IaaS Virtual Machines, are essentially single-instance roles that have no scale-out capability. An important goal of the IaaS feature release was to enable Virtual Machines to be able to also achieve high availability in the face of host updates and hardware failures and the Availability Sets feature does just that. 

Availability Sets have five Update Domains (UDs) by default and support up to twenty. The Fabric Controller (Microsoft Azure Kernel) spreads instances assigned to an Availability Set across UDs. 

This allows customers to deploy Virtual Machines designed for high availability, for example two Virtual Machines configured for SQL Server mirroring, to an Availability Set, which ensures that a host update will cause a reboot of only one half of the mirror at a time as described here - https://blogs.technet.com/b/markrussinovich/archive/2012/08/22/3515679.aspx

Also note that just having a single instance of VM does not qualify for our Service Level Agreement, which requires two or more virtual machines running in the same Availability Set.

 

Will I receive per-notifications for a single instance VM deployed into an availability set?

We may provide pre-maintenance notification to users/customers who have VM’s not running in an availability set because your virtual machine is running in an Availability Set, you will not be notified via email of upcoming planned maintenance events to help you reduce the impact to your service. We send notification of planned maintenance only for virtual machines that are not inside an Availability Set.  

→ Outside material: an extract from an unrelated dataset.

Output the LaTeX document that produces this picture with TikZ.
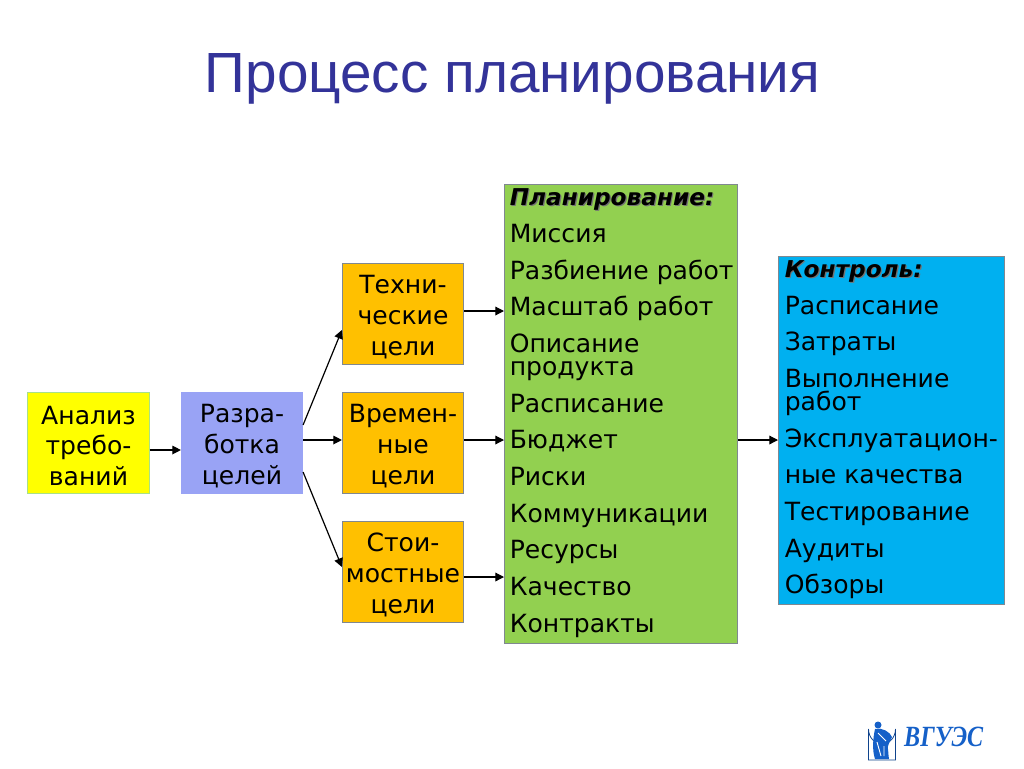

If you require this virtual machine to run as a single instance, we recommend you remove the virtual machine from the Availability Set so that you can receive notification of planned maintenance. Note that moving a virtual machine in or out of an Availability Set will result in the machine rebooting as we migrate it to a new physical machine.  

 

Will I receive per-notifications for VMs deployed into an availability set?

We send notification of planned maintenance only for virtual machines that are not inside an Availability Set. 

 

Hope this information will help you avoid downtime during Microsoft Azure maintenance.